Some Additional Convention Thoughts
Sometime in the late 1970s, there was a show in New York where DC Comics actually had a booth and I got to wander over as a fan and chat casually with president Sol Harrison. It was the earliest memory I had of a publishing taking booth space on the convention floor. Before then, the tables were given over to fanzine vendors, back issue and new release dealers and that was about it. Little in the way or merchandise and even less original art was being sold.
Fans and creators could mix in the aisles, chat in the lobby, and talk before and after panels. It was a far smaller, more collegial atmosphere and certainly formed relationships with people I still have today.
By the time I joined staff at DC in 1984, the major publishers had been taking booth space with increasing regularity at shows from coast to coast. These were standard trade show booth designs that were decorated with the company’s wares, maybe a TV monitor with a video tape playing but that was about it. Editors and creators sat at tables and signed comics, did sketches, and handed out sampler comics or buttons.
During the 1980s, things continued to grow and more customized booth set-ups were showing up but fans could still walk into a publisher’s booth and talk to editors and talent. That began to change in 1992-1993 when Image arrived with show biz razzle dazzle and DC, flush with Death of Superman profits, gave us a mammoth booth dubbed Wayne’s World, nicknamed after Bob Wayne. Since nature abhors a vacuum, this new space filled with a growing number of fans, but patient ones could still talk to staff and freelancers.

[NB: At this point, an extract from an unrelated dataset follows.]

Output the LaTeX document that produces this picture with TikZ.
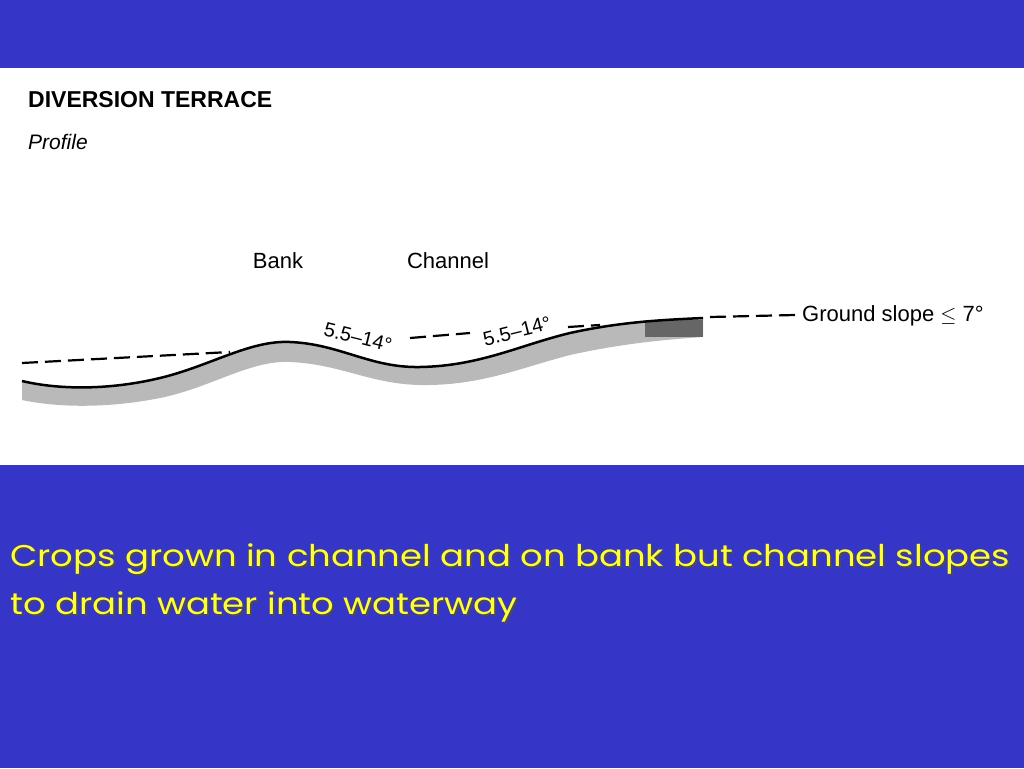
\documentclass[tikz,border=0pt]{standalone}
\usepackage{fontspec}
\setmainfont{Liberation Sans}
\newfontfamily\capfont{Poppins}
\definecolor{bg}{HTML}{3535C8}
\definecolor{capy}{HTML}{FFFF33}
\begin{document}
\begin{tikzpicture}[x=1pt,y=-1pt,
  lbl/.style={inner sep=0pt,font=\fontsize{22}{26}\selectfont},
  dashln/.style={dash pattern=on 16pt off 7pt,line width=2.2pt},
  captxt/.style={inner sep=0pt,anchor=west,text=capy,xscale=1.18,font=\capfont\fontsize{30}{36}\selectfont}]
\useasboundingbox (0,0) rectangle (1024,768);
\fill[bg] (0,0) rectangle (1024,768);
\fill[white] (0,68) rectangle (1024,465);
\node[lbl,anchor=west,font=\bfseries\fontsize{23}{27}\selectfont] (title) at (28,100) {DIVERSION TERRACE};
\node[lbl,anchor=west,font=\itshape\fontsize{21}{25}\selectfont] (prof) at (28,142) {Profile};
\node[lbl] (bank) at (278,261) {Bank};
\node[lbl] (chan) at (448,261) {Channel};
\fill[gray!55] (22,381) .. controls (60,390) and (110,390) .. (160,378)
 .. controls (210,366) and (250,340) .. (290,342)
 .. controls (340,344) and (370,368) .. (420,367)
 .. controls (480,366) and (520,345) .. (570,333)
 .. controls (620,322) and (660,320) .. (703,318)
 -- (703,337) .. controls (660,340) and (620,344) .. (570,355)
 .. controls (520,368) and (480,386) .. (420,385)
 .. controls (370,384) and (340,364) .. (290,362)
 .. controls (250,360) and (210,388) .. (160,398)
 .. controls (110,408) and (60,408) .. (22,400) -- cycle;
\fill[gray!80!black] (645,320) rectangle (703,337);
\draw[line width=2.5pt] (22,381) .. controls (60,390) and (110,390) .. (160,378)
 .. controls (210,366) and (250,340) .. (290,342)
 .. controls (340,344) and (370,368) .. (420,367)
 .. controls (480,366) and (520,345) .. (570,333)
 .. controls (620,322) and (660,320) .. (703,318);
\draw[dashln] (22,363) -- (230,352);
\draw[dashln] (410,338) -- (470,333);
\draw[dashln] (568,327) -- (600,325);
\draw[dashln] (710,317) -- (795,315);
\node[lbl,rotate=-14,font=\fontsize{20}{24}\selectfont] (a1) at (358,337) {5.5–14°};
\node[lbl,rotate=14,font=\fontsize{20}{24}\selectfont] (a2) at (517,331) {5.5–14°};
\node[lbl,anchor=west] (gs) at (802,316) {Ground slope $\leq$ 7°};
\node[captxt,text=black!70] at (12,561) {Crops grown in channel and on bank but channel slopes};
\node[captxt] (c1) at (10,559) {Crops grown in channel and on bank but channel slopes};
\node[captxt,text=black!70] at (12,609) {to drain water into waterway};
\node[captxt] (c2) at (10,607) {to drain water into waterway};
\end{tikzpicture}
\end{document}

2001, the year I ran cons as part of my Marvel portfolio, we had a multi-story structure that was trotted out to the biggest of shows, from the Licensing Show in NYC to San Diego. We had a minimal staff presence but tons of freelancers and that was the year we had Sam Raimi come and sign trading cards to promote the first Spider-Man film. And that may have been the year we hit the tipping point.
Since then, it has been increasingly more showmanship than actually giving the fans an opportunity to speak with their favorite creators or editors. I was thinking about this as I wandered last week’s New York Comic-Con. The DC booth was stuffed with displays for DC Direct merchandise and separate tables existed where creators could sign. Every time I wandered through the booth, I rarely saw an editor, who was usually engaged with talent not the fans. At the Marvel booth, creators were off to one side, making way for the mammoth Avengers set recreation. I never did see an editor each time I passed the crowded, noisy expanse.
I think fans miss out by not having those opportunities to meet and chat with the editors behind the books. While they are busy conducting business, the conventions are also opportunities to talk with the readers and get a wider variety of opinions beyond those posted online. They could walk away from the shows with a clearer idea of what the mood of the audience might be.
The smaller, comics-oriented shows such as Emerald City and Baltimore certainly allow more fan to creator engagement but they are also shows not as well supported by the publishers, robbing both editors and fans a chance to interact.